For step 2, the primary question is whether the case is work-related.  The Guidance directs that in making this reasonable determination of work-relatedness, employers should apply the following considerations.  OSHA recognizes that employers “should not be expected to undertake extensive medical inquiries, given employee privacy concerns and most employers’ lack of expertise in this area.”  It concludes that it is sufficient in most circumstances that when the employer learns of an employee’s COVID-19 illness, it should:

(1) ask the employee how he believes he contracted the COVID-19 illness;

(2) while respecting employee privacy, discuss with the employee his work and out-of-work activities that may have led to the COVID-19 illness; and

(3) review the employee’s work environment for potential SARS-CoV-2 exposure. This is “informed” by any other instances of workers in that environment contracting COVID-19 illness.

Further, while OSHA acknowledges there is no specific formula for determining whether the employer met the reasonableness standard, employers should consider the following types of evidence that may weigh in favor of or against work-relatedness.

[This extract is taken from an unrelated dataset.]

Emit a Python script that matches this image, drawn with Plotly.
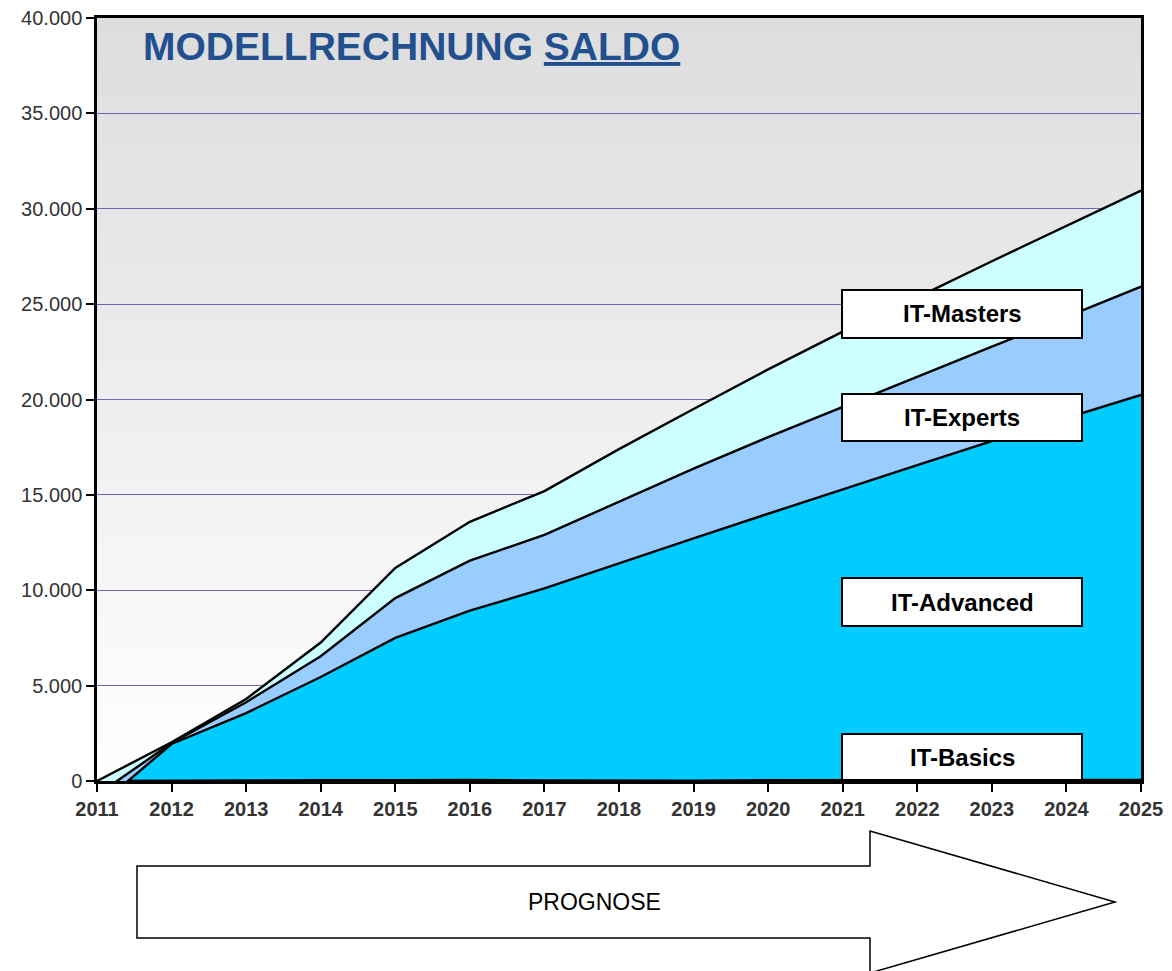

For instance:

  • COVID-19 illnesses are likely work-related when several cases develop among workers who work closely together and there is no alternative explanation.
  • An employee’s COVID-19 illness is likely work-related if it is contracted shortly after lengthy, close exposure to a particular customer or coworker who has a confirmed case of COVID-19 and there is no alternative explanation.
  • An employee’s COVID-19 illness is likely work-related if his job duties include having frequent, close exposure to the general public in a locality with ongoing community transmission and there is no alternative explanation.
  • An employee’s COVID-19 illness is likely not work-related if she is the only worker to contract COVID-19 in her vicinity and her job duties do not include having frequent contact with the general public, regardless of the rate of community spread.
  • An employee’s COVID-19 illness is likely not work-related if he, outside the workplace, closely and frequently associates with someone (e.g., a family member, significant other, or close friend) who (1) has COVID-19; (2) is not a coworker, and (3) exposes the employee during the period in which the individual is likely infectious.

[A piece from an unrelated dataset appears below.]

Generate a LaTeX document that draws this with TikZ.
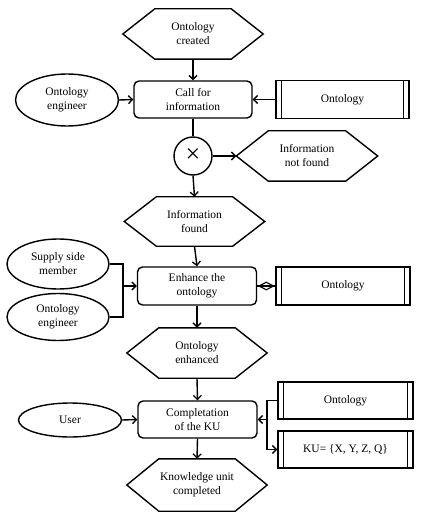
\documentclass[tikz,border=0pt]{standalone}
\usepackage{fontspec}
\setmainfont{Liberation Serif}
\usetikzlibrary{arrows.meta,shapes.geometric,calc}
\newcommand{\hexdraw}[1]{%
  \draw[ln] (#1.west) -- ([xshift=32pt]#1.north west) -- ([xshift=-32pt]#1.north east)
    -- (#1.east) -- ([xshift=-32pt]#1.south east) -- ([xshift=32pt]#1.south west) -- cycle;}
\newcommand{\dbars}[1]{%
  \draw[ln] ([xshift=6pt]#1.north west) -- ([xshift=6pt]#1.south west);
  \draw[ln] ([xshift=-6pt]#1.north east) -- ([xshift=-6pt]#1.south east);}
\begin{document}
\begin{tikzpicture}[x=1pt,y=-1pt,
  every node/.style={font=\fontsize{11.5}{14}\selectfont, align=center, inner sep=0pt},
  ln/.style={line width=1.4pt, line join=miter},
  arr/.style={ln,-{Straight Barb[length=4pt,width=8pt,line width=1.3pt]}},
  hexnode/.style={minimum width=140pt, minimum height=50pt},
  procbox/.style={draw, ln, rounded corners=5pt, minimum width=118pt, minimum height=37pt},
  actor/.style={draw, ln, ellipse, minimum width=103pt, minimum height=#1},
  store/.style={draw, ln, rectangle, minimum width=134pt, minimum height=37pt},
  xor/.style={draw, ln, circle, minimum size=38pt},
  dmd/.style={draw, line width=1.1pt, diamond, aspect=2, minimum width=15pt, minimum height=8pt}
]
\useasboundingbox (0,0) rectangle (422,518);
\fill[white] (0,0) rectangle (422,518);

% main column
\node[hexnode] (h1) at (193,34) {Ontology\\created};
\hexdraw{h1}
\node[procbox] (b1) at (193,99.5) {Call for\\information};
\node[xor] (c) at (193,156) {\fontsize{26}{26}\selectfont ×};
\node[hexnode, minimum width=141pt] (h2) at (307,156) {Information\\not found};
\hexdraw{h2}
\node[hexnode, minimum height=49pt] (h3) at (194.5,221.5) {Information\\found};
\hexdraw{h3}
\node[procbox, minimum width=119pt, minimum height=38pt] (b2) at (197,286) {Enhance the\\ontology};
\node[hexnode] (h4) at (197,353) {Ontology\\enhanced};
\hexdraw{h4}
\node[procbox, minimum width=119pt] (b3) at (197.5,419.5) {Completation\\of the KU};
\node[hexnode, minimum height=52pt] (h5) at (197,485) {Knowledge unit\\completed};
\hexdraw{h5}

% actors
\node[actor=52pt] (e1) at (67,100) {Ontology\\engineer};
\node[actor=50pt, minimum width=102pt] (e2) at (58,264) {Supply side\\member};
\node[actor=47pt, minimum width=102pt] (e3) at (58,317) {Ontology\\engineer};
\node[actor=34pt] (e4) at (70,420) {User};

% stores
\node[store, minimum height=38pt, minimum width=133pt] (r1) at (342.5,99.5) {Ontology};
\dbars{r1}
\node[store, minimum height=38pt] (r2) at (343,286) {Ontology};
\dbars{r2}
\node[store, minimum width=135pt] (r3) at (345.5,400.5) {Ontology};
\dbars{r3}
\node[store, minimum width=135pt] (r4) at (345.5,449.5) {KU= \{X, Y, Z, Q\}};
\dbars{r4}

% connectors main column
\draw[arr] (h1.south) -- (b1.north);
\draw[ln] (b1.south) -- (c.north);
\draw[arr] (c.south) -- (h3.north);
\draw[arr] (c.east) -- (h2.west);
\draw[arr] (h3.south) -- (b2.north);
\draw[arr] (b2.south) -- (h4.north);
\draw[arr] (h4.south) -- (b3.north);
\draw[arr] (b3.south) -- (h5.north);

% side connectors
\draw[arr] (e1.east) -- (b1.west);
\draw[arr] (r1.west) -- (b1.east);

\coordinate (brk) at (123,286);
\draw[ln] (e2.east) -| (brk) |- (e3.east);
\draw[arr] (brk) -- (b2.west);

\draw[ln] (b2.east) -- node[dmd] (dm) {} (r2.west);

\draw[arr] (e4.east) -- (b3.west);
\coordinate (jn) at (267,419.5);
\draw[ln] (r3.west) -| (jn);
\draw[arr] (jn) |- (r4.west);
\draw[arr] (jn) -- (b3.east);
\end{tikzpicture}
\end{document}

Finally, the guidance provides that employers should give due weight to any evidence of causation pertaining to the employee illness at issue provided by medical providers, public health authorities, or the employee herself.   This statement is also mentioned elsewhere in the guidance, where it states that an employer must give “due weight” to the opinion of a medical provider or public health authority as to whether the case is work-related.

Evidence as to whether a COVID illness is work-related should be made “based on the information reasonably available to the employer at the time” of the determination.   However, if the employer “later learns more information related to an employee’s COVID-19 illness, then that information should be taken into account as well in determining whether an employer made a reasonable work-relatedness determination.”

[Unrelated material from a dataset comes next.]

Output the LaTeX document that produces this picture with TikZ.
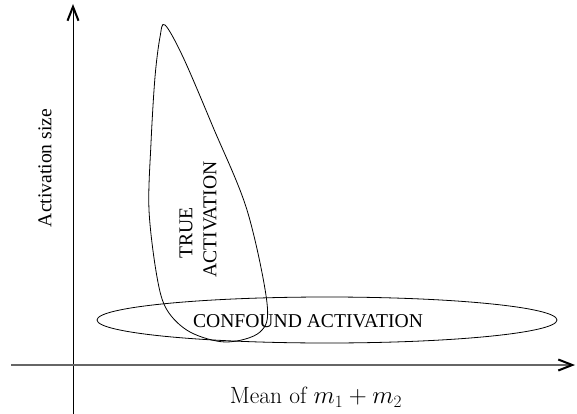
\documentclass[tikz,border=0pt]{standalone}
\usepackage{fontspec}
\newfontfamily\tms{Liberation Serif}
\usetikzlibrary{arrows.meta}
\begin{document}
\begin{tikzpicture}[x=1pt,y=-1pt,
    axis/.style={-{Straight Barb[length=14pt,width=11pt,line width=2pt,color=black]}},
    blob/.style={line width=0.8pt},
    lbl/.style={font=\tms\fontsize{19.6}{21}\selectfont,inner sep=0pt}]
  \useasboundingbox (0,0) rectangle (577,414);
  % axes
  \coordinate (ybot) at (73,414);
  \coordinate (ytop) at (73,4);
  \coordinate (xleft) at (11,365);
  \coordinate (xright) at (575,365);
  \draw[axis,line width=0.9pt] (ybot) -- (ytop);
  \draw[axis,line width=1.8pt,black!60] (xleft) -- (xright);
  % true activation (teardrop)
  \draw[blob] plot[smooth cycle,tension=0.55] coordinates {(165,25) (183,57) (213,127) (247,210) (267,303)
    (260,332) (226,342) (190,332) (167,310) (157,277) (149,210) (151,143) (155,77) (160,37)};
  % confound activation
  \draw[blob] (327,320) ellipse[x radius=230,y radius=23];
  \node[lbl] (conf) at (308,321.5) {CONFOUND ACTIVATION};
  \node[lbl,rotate=90] (true) at (186,233) {TRUE};
  \node[lbl,rotate=90] (act) at (210,219.5) {ACTIVATION};
  \node[lbl,rotate=90] (ylbl) at (45,168) {Activation size};
  \node[font=\fontsize{23.5}{25}\selectfont,inner sep=0pt] (xlbl) at (316,397) {Mean of $m_1+m_2$};
\end{tikzpicture}
\end{document}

If, after the reasonable and good faith inquiry described above, the employer cannot determine whether it is more likely than not that exposure in the workplace played a causal role with respect to a particular case of COVID-19, the employer does not need to record that COVID-19 illness.  OSHA concludes this section by stating that “In all events, it is important as a matter of worker health and safety, as well as public health, for an employer to examine COVID-19 cases among workers and respond appropriately to protect workers, regardless of whether a case is ultimately determined to be work-related.”

Finally, OSHA states that recording a COVID-19 illness “does not, of itself, mean that the employer has violated any OSHA standard.”  It also reminds employers that those with 10 or fewer employees and certain employers in low hazard industries have no recording obligations and only need to report work-related COVID-19 illnesses that result in a fatality or an employee’s in-patient hospitalization, amputation, or loss of an eye.

This information is accurate as of May 21, 2020, and is subject to change based on any new legislation.